Higher Future Premiums

Insurance companies reward continuous coverage. A gap in your history signals higher risk, and insurers price accordingly. Drivers who maintain uninterrupted coverage qualify for discounts that lapsed drivers lose. The premium increase after a gap varies by insurer and the length of the lapse, but starting a new policy after a cancellation is almost always more expensive than renewing an existing one. This is the cost most people don’t think about when they cancel without replacement coverage lined up.

DMV Consequences

Most states require insurers to notify the DMV when a policy is canceled. Once the DMV learns your vehicle is uninsured, the consequences escalate quickly. Many states automatically suspend your vehicle’s registration, and reinstating it means paying a fee on top of proving you’ve obtained new coverage. Fines for driving without insurance vary widely by state but can range from modest penalties to thousands of dollars depending on how long the lapse lasted and whether you were caught driving during it.

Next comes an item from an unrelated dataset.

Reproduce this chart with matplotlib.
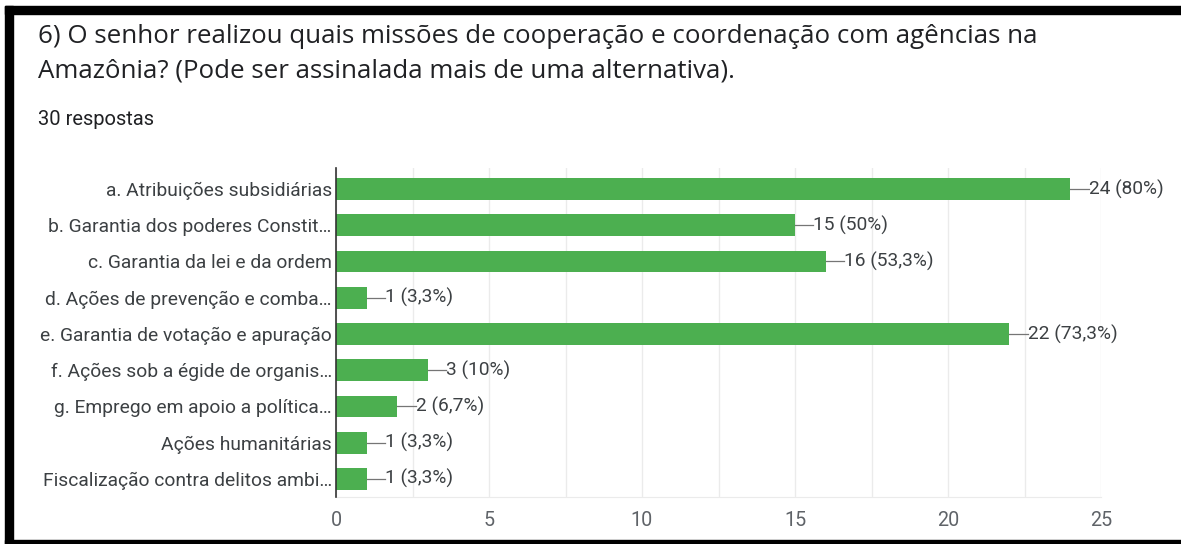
import matplotlib
matplotlib.use("Agg")
import matplotlib.pyplot as plt
from matplotlib.patches import Rectangle
from matplotlib.ticker import MultipleLocator

plt.rcParams['font.family'] = ['Roboto', 'DejaVu Sans']

# Respostas por missão (30 respondentes, múltipla escolha)
categorias = [
    "a. Atribuições subsidiárias",
    "b. Garantia dos poderes Constit…",
    "c. Garantia da lei e da ordem",
    "d. Ações de prevenção e comba…",
    "e. Garantia de votação e apuração",
    "f. Ações sob a égide de organis…",
    "g. Emprego em apoio a política…",
    "Ações humanitárias",
    "Fiscalização contra delitos ambi…",
]
contagens = [24, 15, 16, 1, 22, 3, 2, 1, 1]
percentuais = ["80%", "50%", "53,3%", "3,3%", "73,3%", "10%", "6,7%", "3,3%", "3,3%"]
x_ticks = [0, 5, 10, 15, 20, 25]

W, H = 1181, 544
fig = plt.figure(figsize=(W / 100, H / 100), dpi=100)
fig.patch.set_facecolor("white")

# moldura preta (topo, esquerda, base)
for x0, y0, w, h in [(5, 530, 1176, 8), (5, 0, 8, 538), (5, 0, 1176, 4)]:
    fig.add_artist(Rectangle((x0 / W, y0 / H), w / W, h / H,
                             transform=fig.transFigure, color="black", zorder=10))

titulo_fonte = ['Open Sans', 'DejaVu Sans']
fig.text(38 / W, 1 - 43 / H,
         "6) O senhor realizou quais missões de cooperação e coordenação com agências na",
         fontsize=18.6, color="#202124", family=titulo_fonte)
fig.text(38 / W, 1 - 77 / H,
         "Amazônia? (Pode ser assinalada mais de uma alternativa).",
         fontsize=18.6, color="#202124", family=titulo_fonte)
fig.text(38 / W, 1 - 125 / H, "30 respostas", fontsize=14.5, color="#202124")

ax = fig.add_axes([336 / W, 1 - 497 / H, (1101 - 336) / W, (497 - 168) / H])
y = list(range(len(categorias)))
ax.barh(y, contagens, height=0.6, color="#4caf50", zorder=3)

for yi, c, p in zip(y, contagens, percentuais):
    ax.plot([c, c + 0.6], [yi, yi], color="#757575", lw=0.9, zorder=3)
    ax.text(c + 0.6, yi, f"{c} ({p})", va="center", ha="left",
            fontsize=13.8, color="#3c4043")

ax.set_xlim(0, 25)
ax.set_ylim(8.5, -0.58)
ax.set_xticks(x_ticks)
ax.xaxis.set_minor_locator(MultipleLocator(2.5))
ax.set_yticks(y)
ax.set_yticklabels(categorias)
ax.tick_params(axis="y", length=0, pad=3, labelsize=13.9, labelcolor="#3c4043")
ax.tick_params(axis="x", which="both", length=0, pad=10, labelsize=14.2,
               labelcolor="#5f6368")
ax.grid(axis="x", which="both", color="#ebebeb", lw=1, zorder=0)

for s in ("top", "right"):
    ax.spines[s].set_visible(False)
ax.spines["bottom"].set_color("#ebebeb")
ax.spines["left"].set_color("#333333")
ax.spines["left"].set_linewidth(1.2)
ax.spines["left"].set_zorder(4)

fig.savefig("out.png", dpi=100, facecolor="white")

Some states require you to surrender your license plates before canceling insurance on a registered vehicle. Failing to do so can result in additional fines or even criminal charges in certain jurisdictions. If you’re canceling because you sold the car or no longer need it, handle the plate surrender and registration cancellation first.

SR-22 Filing Requirements

A coverage lapse can trigger a requirement to file an SR-22, which is a certificate your insurer sends to the state proving you carry at least the minimum required liability coverage. SR-22 requirements typically last about three years, and the filing itself carries a fee. The bigger cost is what happens to your premiums: insurers treat SR-22 drivers as high-risk, and the rate increase over three years adds up to far more than whatever you saved by going uninsured.

Non-Payment Cancellation vs. Voluntary Cancellation

How your policy ends matters for your financial record. Voluntarily canceling after arranging replacement coverage is a clean transaction. Letting your policy lapse because you stopped paying is not.

When a policy is canceled for non-payment, the insurer may send the outstanding balance to a collections agency. Once that happens, the debt appears on your credit report and can remain there for up to seven years. Insurers don’t typically report late payments directly to credit bureaus. The damage hits only after the debt reaches collections, but by that point the harm is significant. A collections account can drag down your credit score and make borrowing more expensive across the board.

If you’re struggling to pay, call your insurer before the policy lapses. Some carriers offer hardship options or can adjust your coverage level to lower the premium. A reduced policy you can actually afford beats a cancellation for non-payment on every metric that matters going forward.

When Canceling Makes Sense Without Replacement Coverage

There are legitimate situations where you’d cancel without buying a new policy: selling a car and not replacing it, moving somewhere with good public transit, deploying overseas, or putting a vehicle in long-term storage. In these cases, the key is making sure your state’s DMV knows the vehicle is no longer being operated. That usually means canceling the registration and surrendering your plates before or simultaneously with canceling insurance. Doing it in the wrong order can trigger the same lapse penalties as if you’d been driving around uninsured.

If you’re storing the vehicle and plan to drive it again later, ask your insurer about a storage or suspension option. Some carriers let you drop liability and collision while keeping comprehensive coverage, which protects against theft and weather damage at a fraction of the full premium cost. That approach avoids a coverage gap entirely and makes reactivation simpler when you’re ready to drive again.